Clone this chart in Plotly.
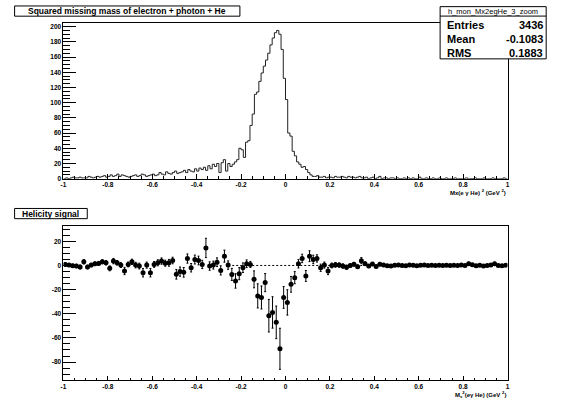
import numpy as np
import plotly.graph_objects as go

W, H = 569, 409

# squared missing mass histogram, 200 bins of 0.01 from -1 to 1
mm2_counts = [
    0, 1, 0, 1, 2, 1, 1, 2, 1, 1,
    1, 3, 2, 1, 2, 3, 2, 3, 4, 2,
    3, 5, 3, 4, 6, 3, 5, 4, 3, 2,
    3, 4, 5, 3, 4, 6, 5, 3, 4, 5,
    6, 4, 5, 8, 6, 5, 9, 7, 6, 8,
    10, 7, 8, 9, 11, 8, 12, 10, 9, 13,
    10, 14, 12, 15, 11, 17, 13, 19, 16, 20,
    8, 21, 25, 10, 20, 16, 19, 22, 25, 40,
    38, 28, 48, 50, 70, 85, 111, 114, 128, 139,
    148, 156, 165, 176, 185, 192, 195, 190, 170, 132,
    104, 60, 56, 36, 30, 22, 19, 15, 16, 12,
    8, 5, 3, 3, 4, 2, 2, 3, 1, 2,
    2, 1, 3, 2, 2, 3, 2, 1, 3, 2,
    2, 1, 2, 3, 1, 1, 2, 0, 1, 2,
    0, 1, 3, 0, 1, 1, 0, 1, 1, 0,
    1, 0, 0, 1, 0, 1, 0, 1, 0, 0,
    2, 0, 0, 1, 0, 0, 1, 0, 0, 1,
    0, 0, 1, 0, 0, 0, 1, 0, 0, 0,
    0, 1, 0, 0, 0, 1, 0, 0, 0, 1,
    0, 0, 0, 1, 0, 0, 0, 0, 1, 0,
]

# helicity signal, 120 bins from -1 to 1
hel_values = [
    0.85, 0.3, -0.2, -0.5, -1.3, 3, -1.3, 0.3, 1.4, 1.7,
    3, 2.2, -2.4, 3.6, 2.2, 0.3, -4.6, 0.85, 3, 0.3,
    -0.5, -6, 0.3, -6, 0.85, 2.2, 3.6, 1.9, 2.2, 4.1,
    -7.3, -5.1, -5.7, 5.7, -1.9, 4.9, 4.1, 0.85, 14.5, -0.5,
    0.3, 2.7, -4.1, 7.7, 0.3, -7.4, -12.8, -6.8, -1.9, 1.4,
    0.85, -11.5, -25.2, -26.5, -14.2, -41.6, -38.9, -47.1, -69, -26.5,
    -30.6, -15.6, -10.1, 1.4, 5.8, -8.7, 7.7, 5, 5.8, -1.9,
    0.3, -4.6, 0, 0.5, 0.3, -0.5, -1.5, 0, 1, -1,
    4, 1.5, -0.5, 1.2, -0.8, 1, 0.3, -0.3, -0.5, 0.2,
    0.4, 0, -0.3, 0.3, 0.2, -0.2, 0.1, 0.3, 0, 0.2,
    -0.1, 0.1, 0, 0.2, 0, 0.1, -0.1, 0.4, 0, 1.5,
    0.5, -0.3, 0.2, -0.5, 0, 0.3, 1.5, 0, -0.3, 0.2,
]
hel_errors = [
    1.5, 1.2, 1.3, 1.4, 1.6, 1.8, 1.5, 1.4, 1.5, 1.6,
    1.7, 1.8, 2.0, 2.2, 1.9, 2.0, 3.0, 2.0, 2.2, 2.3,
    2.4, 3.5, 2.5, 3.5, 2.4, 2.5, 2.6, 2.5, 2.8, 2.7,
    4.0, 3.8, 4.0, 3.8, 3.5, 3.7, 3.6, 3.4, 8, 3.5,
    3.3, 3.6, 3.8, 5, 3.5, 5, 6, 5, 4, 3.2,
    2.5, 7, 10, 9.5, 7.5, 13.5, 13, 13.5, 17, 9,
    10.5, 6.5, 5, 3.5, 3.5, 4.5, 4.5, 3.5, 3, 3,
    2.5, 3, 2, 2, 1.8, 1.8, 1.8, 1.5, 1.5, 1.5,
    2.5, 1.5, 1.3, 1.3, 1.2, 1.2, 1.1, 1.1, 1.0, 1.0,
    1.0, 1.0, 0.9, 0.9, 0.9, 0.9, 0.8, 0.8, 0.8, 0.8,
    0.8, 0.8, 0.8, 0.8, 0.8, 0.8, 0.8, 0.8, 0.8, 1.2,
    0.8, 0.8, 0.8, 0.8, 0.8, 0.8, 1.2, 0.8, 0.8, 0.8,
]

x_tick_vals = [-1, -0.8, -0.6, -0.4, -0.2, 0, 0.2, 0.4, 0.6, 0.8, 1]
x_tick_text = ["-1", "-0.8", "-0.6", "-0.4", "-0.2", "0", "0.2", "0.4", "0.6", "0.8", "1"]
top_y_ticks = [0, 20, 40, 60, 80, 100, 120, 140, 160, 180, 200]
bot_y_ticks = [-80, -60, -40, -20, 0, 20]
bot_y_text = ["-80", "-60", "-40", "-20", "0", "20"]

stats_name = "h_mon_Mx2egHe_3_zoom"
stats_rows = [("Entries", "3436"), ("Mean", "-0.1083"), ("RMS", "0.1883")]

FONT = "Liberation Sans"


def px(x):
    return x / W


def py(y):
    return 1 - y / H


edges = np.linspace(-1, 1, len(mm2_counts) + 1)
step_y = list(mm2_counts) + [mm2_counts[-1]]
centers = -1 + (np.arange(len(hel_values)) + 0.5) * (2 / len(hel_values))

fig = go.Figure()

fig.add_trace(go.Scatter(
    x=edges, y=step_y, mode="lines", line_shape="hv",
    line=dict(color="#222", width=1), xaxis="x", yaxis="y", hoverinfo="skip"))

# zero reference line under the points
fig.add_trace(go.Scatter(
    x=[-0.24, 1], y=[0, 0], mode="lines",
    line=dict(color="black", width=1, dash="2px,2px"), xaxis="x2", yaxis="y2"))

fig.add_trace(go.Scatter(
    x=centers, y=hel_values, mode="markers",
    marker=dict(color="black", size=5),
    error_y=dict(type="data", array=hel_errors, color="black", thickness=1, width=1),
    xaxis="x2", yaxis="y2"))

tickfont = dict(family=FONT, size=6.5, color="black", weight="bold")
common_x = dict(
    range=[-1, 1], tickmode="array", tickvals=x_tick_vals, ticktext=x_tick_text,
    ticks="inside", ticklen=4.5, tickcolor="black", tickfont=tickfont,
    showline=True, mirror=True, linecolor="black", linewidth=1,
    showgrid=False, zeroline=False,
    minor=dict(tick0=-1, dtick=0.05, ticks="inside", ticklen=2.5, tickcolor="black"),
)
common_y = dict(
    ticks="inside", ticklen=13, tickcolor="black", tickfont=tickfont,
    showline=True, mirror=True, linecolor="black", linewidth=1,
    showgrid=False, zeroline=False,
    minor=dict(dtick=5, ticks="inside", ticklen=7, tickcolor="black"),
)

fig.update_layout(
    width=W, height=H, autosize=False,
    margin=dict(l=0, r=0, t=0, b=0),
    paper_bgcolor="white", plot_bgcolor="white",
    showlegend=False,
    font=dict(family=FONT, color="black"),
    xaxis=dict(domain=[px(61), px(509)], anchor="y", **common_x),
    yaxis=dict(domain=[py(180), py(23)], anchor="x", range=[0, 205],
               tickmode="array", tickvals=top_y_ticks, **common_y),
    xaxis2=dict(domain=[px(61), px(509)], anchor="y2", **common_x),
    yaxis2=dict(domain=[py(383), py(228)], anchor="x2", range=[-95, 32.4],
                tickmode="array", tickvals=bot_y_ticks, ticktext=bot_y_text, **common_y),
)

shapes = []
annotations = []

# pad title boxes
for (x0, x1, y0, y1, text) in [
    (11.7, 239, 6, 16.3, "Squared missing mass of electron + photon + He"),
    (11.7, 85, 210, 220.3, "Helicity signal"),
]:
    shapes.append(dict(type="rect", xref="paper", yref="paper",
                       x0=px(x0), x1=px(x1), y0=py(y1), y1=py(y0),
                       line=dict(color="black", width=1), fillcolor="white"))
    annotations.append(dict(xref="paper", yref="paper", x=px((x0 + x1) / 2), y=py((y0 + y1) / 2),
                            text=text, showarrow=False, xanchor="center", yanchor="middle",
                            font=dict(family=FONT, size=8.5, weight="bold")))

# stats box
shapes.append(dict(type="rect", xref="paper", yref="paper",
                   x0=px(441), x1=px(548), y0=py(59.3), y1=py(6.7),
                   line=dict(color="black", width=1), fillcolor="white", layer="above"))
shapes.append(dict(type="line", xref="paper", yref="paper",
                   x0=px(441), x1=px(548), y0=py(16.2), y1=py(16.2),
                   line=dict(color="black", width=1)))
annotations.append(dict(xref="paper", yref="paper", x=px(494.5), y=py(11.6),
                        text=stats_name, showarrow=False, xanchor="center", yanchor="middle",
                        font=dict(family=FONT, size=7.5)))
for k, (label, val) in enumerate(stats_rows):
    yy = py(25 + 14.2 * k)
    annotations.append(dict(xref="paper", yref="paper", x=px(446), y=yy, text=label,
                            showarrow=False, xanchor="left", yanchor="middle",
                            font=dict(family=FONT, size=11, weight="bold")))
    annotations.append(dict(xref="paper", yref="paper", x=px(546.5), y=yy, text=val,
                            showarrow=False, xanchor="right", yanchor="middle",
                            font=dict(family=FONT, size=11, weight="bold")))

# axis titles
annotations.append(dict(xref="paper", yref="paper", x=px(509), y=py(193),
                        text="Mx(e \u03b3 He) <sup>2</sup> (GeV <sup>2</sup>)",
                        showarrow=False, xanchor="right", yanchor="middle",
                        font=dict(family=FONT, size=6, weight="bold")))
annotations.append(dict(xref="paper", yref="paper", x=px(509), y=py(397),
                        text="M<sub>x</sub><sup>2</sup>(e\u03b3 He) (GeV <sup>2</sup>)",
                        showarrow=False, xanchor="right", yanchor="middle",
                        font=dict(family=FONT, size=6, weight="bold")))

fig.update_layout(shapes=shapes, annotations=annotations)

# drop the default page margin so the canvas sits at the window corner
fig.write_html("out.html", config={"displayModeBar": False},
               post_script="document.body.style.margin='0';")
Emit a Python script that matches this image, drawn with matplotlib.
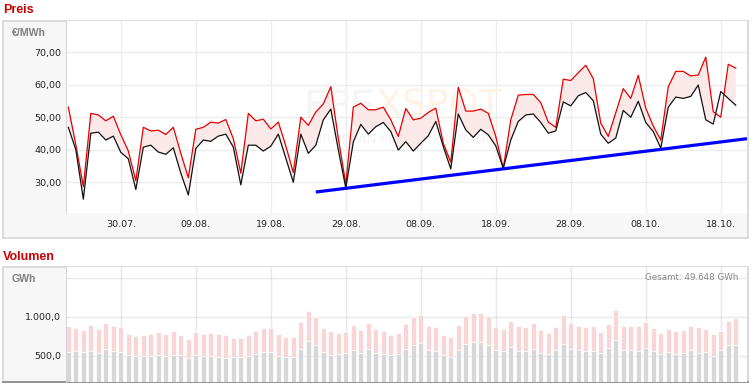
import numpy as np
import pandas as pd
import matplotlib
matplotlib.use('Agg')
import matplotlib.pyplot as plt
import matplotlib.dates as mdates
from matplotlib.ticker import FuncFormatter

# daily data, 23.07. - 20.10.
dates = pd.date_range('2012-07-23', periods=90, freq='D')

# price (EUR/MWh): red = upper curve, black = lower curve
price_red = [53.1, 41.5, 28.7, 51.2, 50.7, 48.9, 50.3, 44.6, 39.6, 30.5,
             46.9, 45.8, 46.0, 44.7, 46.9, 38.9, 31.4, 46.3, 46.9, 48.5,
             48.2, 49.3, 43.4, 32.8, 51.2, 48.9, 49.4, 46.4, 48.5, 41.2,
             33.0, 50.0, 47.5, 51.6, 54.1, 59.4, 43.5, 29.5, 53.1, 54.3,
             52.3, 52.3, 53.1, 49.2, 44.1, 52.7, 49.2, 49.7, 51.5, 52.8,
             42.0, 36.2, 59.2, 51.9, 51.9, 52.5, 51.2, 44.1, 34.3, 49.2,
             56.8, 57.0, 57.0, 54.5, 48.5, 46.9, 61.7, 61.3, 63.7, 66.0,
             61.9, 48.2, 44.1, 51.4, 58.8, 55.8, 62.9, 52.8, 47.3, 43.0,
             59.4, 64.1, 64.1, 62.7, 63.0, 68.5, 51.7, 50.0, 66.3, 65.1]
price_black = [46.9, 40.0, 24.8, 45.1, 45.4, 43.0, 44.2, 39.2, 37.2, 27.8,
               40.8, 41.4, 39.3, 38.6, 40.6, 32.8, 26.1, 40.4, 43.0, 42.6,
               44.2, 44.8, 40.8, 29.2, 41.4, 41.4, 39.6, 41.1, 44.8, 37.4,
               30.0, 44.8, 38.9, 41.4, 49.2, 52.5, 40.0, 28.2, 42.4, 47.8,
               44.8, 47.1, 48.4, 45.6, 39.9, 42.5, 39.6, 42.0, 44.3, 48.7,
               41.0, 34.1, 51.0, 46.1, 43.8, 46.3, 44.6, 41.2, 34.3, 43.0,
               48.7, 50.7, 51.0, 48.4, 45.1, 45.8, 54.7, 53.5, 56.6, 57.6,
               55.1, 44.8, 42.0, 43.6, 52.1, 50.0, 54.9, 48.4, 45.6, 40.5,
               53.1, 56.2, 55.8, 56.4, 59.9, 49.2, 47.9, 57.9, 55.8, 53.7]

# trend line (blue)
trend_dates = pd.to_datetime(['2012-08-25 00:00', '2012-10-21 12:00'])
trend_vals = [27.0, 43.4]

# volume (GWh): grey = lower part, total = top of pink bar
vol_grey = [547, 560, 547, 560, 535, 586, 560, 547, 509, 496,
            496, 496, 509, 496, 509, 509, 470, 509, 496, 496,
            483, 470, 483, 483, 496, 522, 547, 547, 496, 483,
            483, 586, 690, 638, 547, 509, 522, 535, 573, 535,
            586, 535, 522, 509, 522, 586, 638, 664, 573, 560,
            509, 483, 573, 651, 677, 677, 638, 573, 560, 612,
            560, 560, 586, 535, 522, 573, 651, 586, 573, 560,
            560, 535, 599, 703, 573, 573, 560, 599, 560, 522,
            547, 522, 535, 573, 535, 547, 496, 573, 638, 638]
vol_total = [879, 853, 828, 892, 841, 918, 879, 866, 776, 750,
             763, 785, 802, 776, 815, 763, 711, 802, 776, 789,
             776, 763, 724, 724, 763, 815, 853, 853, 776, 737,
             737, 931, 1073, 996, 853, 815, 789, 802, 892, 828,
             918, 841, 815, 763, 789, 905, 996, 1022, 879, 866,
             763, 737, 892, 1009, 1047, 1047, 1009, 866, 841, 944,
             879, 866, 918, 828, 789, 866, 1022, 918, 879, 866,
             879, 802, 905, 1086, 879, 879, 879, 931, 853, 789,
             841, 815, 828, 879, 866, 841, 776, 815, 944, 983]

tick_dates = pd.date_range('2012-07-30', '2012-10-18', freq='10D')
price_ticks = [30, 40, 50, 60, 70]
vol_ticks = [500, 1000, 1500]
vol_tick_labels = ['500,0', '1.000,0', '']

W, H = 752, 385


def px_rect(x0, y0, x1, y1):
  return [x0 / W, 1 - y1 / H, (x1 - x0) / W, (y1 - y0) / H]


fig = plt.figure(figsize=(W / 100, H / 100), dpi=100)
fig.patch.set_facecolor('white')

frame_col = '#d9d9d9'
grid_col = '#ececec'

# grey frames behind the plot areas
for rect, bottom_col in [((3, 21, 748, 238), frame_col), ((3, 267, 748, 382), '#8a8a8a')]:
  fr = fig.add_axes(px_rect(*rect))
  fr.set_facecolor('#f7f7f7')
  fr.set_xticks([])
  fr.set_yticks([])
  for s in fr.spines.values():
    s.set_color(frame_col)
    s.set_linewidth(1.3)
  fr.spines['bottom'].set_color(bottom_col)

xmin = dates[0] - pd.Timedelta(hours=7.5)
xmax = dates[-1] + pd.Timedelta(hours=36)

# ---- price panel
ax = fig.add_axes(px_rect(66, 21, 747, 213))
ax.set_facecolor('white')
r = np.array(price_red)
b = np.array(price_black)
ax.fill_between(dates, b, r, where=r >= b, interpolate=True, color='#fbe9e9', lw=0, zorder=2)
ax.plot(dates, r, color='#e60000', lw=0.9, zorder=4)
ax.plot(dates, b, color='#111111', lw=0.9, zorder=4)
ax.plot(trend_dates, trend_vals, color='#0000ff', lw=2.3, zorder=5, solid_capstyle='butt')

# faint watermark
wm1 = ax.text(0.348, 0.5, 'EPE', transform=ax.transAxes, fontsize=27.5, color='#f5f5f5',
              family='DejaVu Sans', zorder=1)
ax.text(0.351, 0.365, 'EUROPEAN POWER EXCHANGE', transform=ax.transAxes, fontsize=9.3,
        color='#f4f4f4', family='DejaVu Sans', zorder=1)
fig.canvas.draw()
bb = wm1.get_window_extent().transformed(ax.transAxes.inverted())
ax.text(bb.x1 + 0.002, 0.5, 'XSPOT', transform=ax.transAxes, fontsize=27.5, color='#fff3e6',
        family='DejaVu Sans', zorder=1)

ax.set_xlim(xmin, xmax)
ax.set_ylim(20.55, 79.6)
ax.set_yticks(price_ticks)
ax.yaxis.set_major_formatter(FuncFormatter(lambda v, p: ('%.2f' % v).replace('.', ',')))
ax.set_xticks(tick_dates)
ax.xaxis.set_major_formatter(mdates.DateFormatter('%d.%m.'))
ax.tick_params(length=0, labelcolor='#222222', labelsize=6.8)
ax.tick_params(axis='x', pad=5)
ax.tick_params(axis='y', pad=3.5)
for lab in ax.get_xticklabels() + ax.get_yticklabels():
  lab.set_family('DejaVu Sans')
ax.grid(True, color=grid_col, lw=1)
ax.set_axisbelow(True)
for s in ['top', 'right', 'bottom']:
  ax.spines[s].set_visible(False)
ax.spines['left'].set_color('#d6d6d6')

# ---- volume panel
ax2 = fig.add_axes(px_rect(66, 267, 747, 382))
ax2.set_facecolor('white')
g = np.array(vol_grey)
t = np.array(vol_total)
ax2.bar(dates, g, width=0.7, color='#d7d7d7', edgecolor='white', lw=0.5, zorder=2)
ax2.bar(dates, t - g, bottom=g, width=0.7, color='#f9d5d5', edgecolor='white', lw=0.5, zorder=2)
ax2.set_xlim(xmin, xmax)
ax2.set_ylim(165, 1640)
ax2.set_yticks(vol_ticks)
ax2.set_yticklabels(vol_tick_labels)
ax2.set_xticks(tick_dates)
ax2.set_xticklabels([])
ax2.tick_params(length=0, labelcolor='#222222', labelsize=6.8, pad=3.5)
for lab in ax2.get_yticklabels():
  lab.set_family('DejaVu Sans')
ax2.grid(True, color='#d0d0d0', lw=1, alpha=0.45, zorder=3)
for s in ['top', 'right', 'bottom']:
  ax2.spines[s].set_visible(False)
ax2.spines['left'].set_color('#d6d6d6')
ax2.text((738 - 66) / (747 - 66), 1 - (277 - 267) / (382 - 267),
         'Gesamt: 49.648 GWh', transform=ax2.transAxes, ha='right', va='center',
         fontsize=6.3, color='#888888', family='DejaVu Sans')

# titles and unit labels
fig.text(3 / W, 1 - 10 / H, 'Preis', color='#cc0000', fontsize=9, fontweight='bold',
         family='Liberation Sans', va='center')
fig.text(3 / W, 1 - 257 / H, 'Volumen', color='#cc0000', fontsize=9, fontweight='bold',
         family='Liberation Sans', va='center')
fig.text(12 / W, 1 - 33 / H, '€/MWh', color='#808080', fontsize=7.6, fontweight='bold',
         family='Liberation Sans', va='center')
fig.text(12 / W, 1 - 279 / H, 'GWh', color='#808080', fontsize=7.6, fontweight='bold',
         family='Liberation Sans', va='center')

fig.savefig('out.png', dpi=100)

### Exercise description
Leave out the pictures and quote exactly the lines from the one where "Emit a Python" appears to the one where "from matplotlib.ticker import FuncFormatter" appears, both ends counted.

### Written solution
Emit a Python script that matches this image, drawn with matplotlib.
import numpy as np
import pandas as pd
import matplotlib
matplotlib.use('Agg')
import matplotlib.pyplot as plt
import matplotlib.dates as mdates
from matplotlib.ticker import FuncFormatter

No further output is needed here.